Collaborative Annotation of Semantic Objects in Images with Multi-granularity Supervisions

June 27, 2018 · Declared Dead · 🏛 ACM Multimedia

"No code URL or promise found in abstract"

Evidence collected by the PWNC Scanner

Authors Lishi Zhang, Chenghan Fu, Jia Li arXiv ID 1806.10269 Category cs.CV: Computer Vision Citations 8 Venue ACM Multimedia Last Checked 3 months ago

Abstract

Per-pixel masks of semantic objects are very useful in many applications, which, however, are tedious to be annotated. In this paper, we propose a human-agent collaborative annotation approach that can efficiently generate per-pixel masks of semantic objects in tagged images with multi-granularity supervisions. Given a set of tagged image, a computer agent is first dynamically generated to roughly localize the semantic objects described by the tag.

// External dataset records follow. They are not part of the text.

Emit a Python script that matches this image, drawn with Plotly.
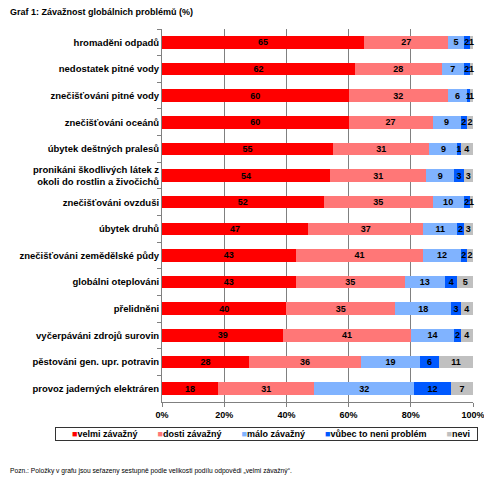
import plotly.graph_objects as go

# položky seřazené podle "velmi závažný"
polozky = [
    "hromadĕni odpadů",
    "nedostatek pitné vody",
    "znečišťováni pitné vody",
    "znečišťováni oceánů",
    "úbytek deštných pralesů",
    "pronikáni škodlivých látek z<br>okoli do rostlin a živočichů",
    "znečišťováni ovzduši",
    "úbytek druhů",
    "znečišťováni zemědělské půdy",
    "globálni oteplováni",
    "přelidnĕni",
    "vyčerpáváni zdrojů surovin",
    "pěstováni gen. upr. potravin",
    "provoz jaderných elektráren",
]

velmi = [65, 62, 60, 60, 55, 54, 52, 47, 43, 43, 40, 39, 28, 18]
dosti = [27, 28, 32, 27, 31, 31, 35, 37, 41, 35, 35, 41, 36, 31]
malo = [5, 7, 6, 9, 9, 9, 10, 11, 12, 13, 18, 14, 19, 32]
vubec = [2, 2, 1, 2, 1, 3, 2, 2, 2, 4, 3, 2, 6, 12]
nevi = [1, 1, 1, 2, 4, 3, 1, 3, 2, 5, 4, 4, 11, 7]

osa_x = [0, 20, 40, 60, 80, 100]
osa_x_popisky = ["0%", "20%", "40%", "60%", "80%", "100%"]

serie = [
    ("velmi závažný", velmi, "#FF0000"),
    ("dosti závažný", dosti, "#FF7777"),
    ("málo závažný", malo, "#80B3FF"),
    ("vůbec to neni problém", vubec, "#0059FF"),
    ("nevi", nevi, "#C0C0C0"),
]

FONT = "Liberation Sans, Arial, sans-serif"

# stránka má okraj 8 px, graf je proto o 8 px menší a posunutý
OKRAJ = 8
W, H = 492 - OKRAJ, 480 - OKRAJ
plot_l, plot_r, plot_t, plot_b = 162 - OKRAJ, 19, 29 - OKRAJ, 78
plot_w = W - plot_l - plot_r
plot_h = H - plot_t - plot_b


def px_x(x):
    return (x - OKRAJ - plot_l) / plot_w


def px_y(y):
    return 1 - (y - OKRAJ - plot_t) / plot_h


fig = go.Figure()

for nazev, hodnoty, barva in serie:
    fig.add_trace(go.Bar(
        y=[f"<b>{p}</b>" for p in polozky],
        x=hodnoty,
        name=nazev,
        orientation="h",
        marker=dict(color=barva, line=dict(width=0)),
        text=[f"<b>{v}</b>" for v in hodnoty],
        textposition="inside",
        insidetextanchor="middle",
        textangle=0,
        constraintext="none",
        textfont=dict(family=FONT, size=9, color="black"),
        cliponaxis=False,
        showlegend=False,
    ))

# legenda v rámečku jako jeden řádek textu
mezera = "&nbsp;" * 8
legenda = mezera.join(
    f"<span style='color:{barva}'>■</span><b>{nazev}</b>" for nazev, _, barva in serie
)

fig.update_layout(
    barmode="stack",
    bargap=0.53,
    width=W,
    height=H,
    paper_bgcolor="white",
    plot_bgcolor="white",
    font=dict(family=FONT, size=9, color="black"),
    margin=dict(l=plot_l, r=plot_r, t=plot_t, b=plot_b),
    uniformtext=dict(minsize=9, mode="show"),
    showlegend=False,
    xaxis=dict(
        range=[0, 100],
        tickvals=osa_x,
        ticktext=[f"<b>{t}</b>" for t in osa_x_popisky],
        tickfont=dict(family=FONT, size=9, color="black"),
        showgrid=True,
        gridcolor="#808080",
        gridwidth=1,
        showline=True,
        linecolor="#808080",
        ticks="outside",
        ticklen=4,
        tickcolor="#808080",
        zeroline=False,
        automargin=False,
        fixedrange=True,
    ),
    yaxis=dict(
        autorange="reversed",
        tickfont=dict(family=FONT, size=9.5, color="black"),
        showline=True,
        linecolor="#808080",
        ticks="outside",
        tickson="boundaries",
        ticklen=4,
        tickcolor="#808080",
        showgrid=False,
        automargin=False,
        fixedrange=True,
    ),
    annotations=[
        dict(
            text="<b>Graf 1: Závažnost globálnich problémů (%)</b>",
            x=px_x(8), y=px_y(12), xref="paper", yref="paper",
            xanchor="left", yanchor="middle", showarrow=False,
            font=dict(family=FONT, size=9, color="black"),
        ),
        dict(
            text="&nbsp;" * 6 + legenda,
            x=px_x(55), y=px_y(427), xref="paper", yref="paper",
            xanchor="left", yanchor="top", showarrow=False,
            width=419, align="left",
            bordercolor="#333333", borderwidth=1, borderpad=1,
            font=dict(family=FONT, size=9, color="black"),
        ),
        dict(
            text="Pozn.: Položky v grafu jsou seřazeny sestupně podle velikosti podílu odpovědi „velmi závažný“.",
            x=px_x(8), y=px_y(471), xref="paper", yref="paper",
            xanchor="left", yanchor="middle", showarrow=False,
            font=dict(family=FONT, size=6.7, color="black"),
        ),
    ],
)

fig.write_html("out.html")
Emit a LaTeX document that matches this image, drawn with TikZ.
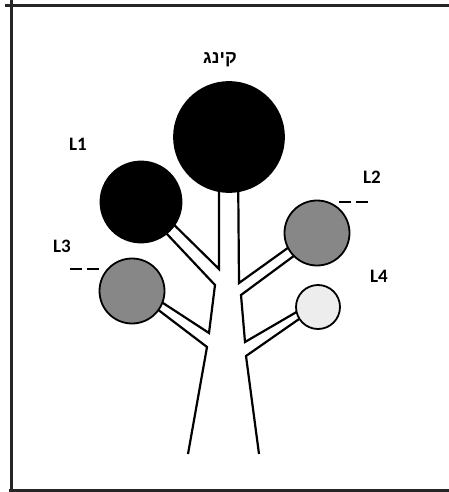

The agent first extracts massive object proposals from an image and then infer the tag-related ones under the weak and strong supervisions from linguistically and visually similar images and previously annotated object masks. By representing such supervisions by over-complete dictionaries, the tag-related object proposals can pop-out according to their sparse coding length, which are then converted to superpixels with binary labels. After that, human annotators participate in the annotation process by flipping labels and dividing superpixels with mouse clicks, which are used as click supervisions that teach the agent to recover false positives/negatives in processing images with the same tags. Experimental results show that our approach can facilitate the annotation process and generate object masks that are highly consistent with those generated by the LabelMe toolbox.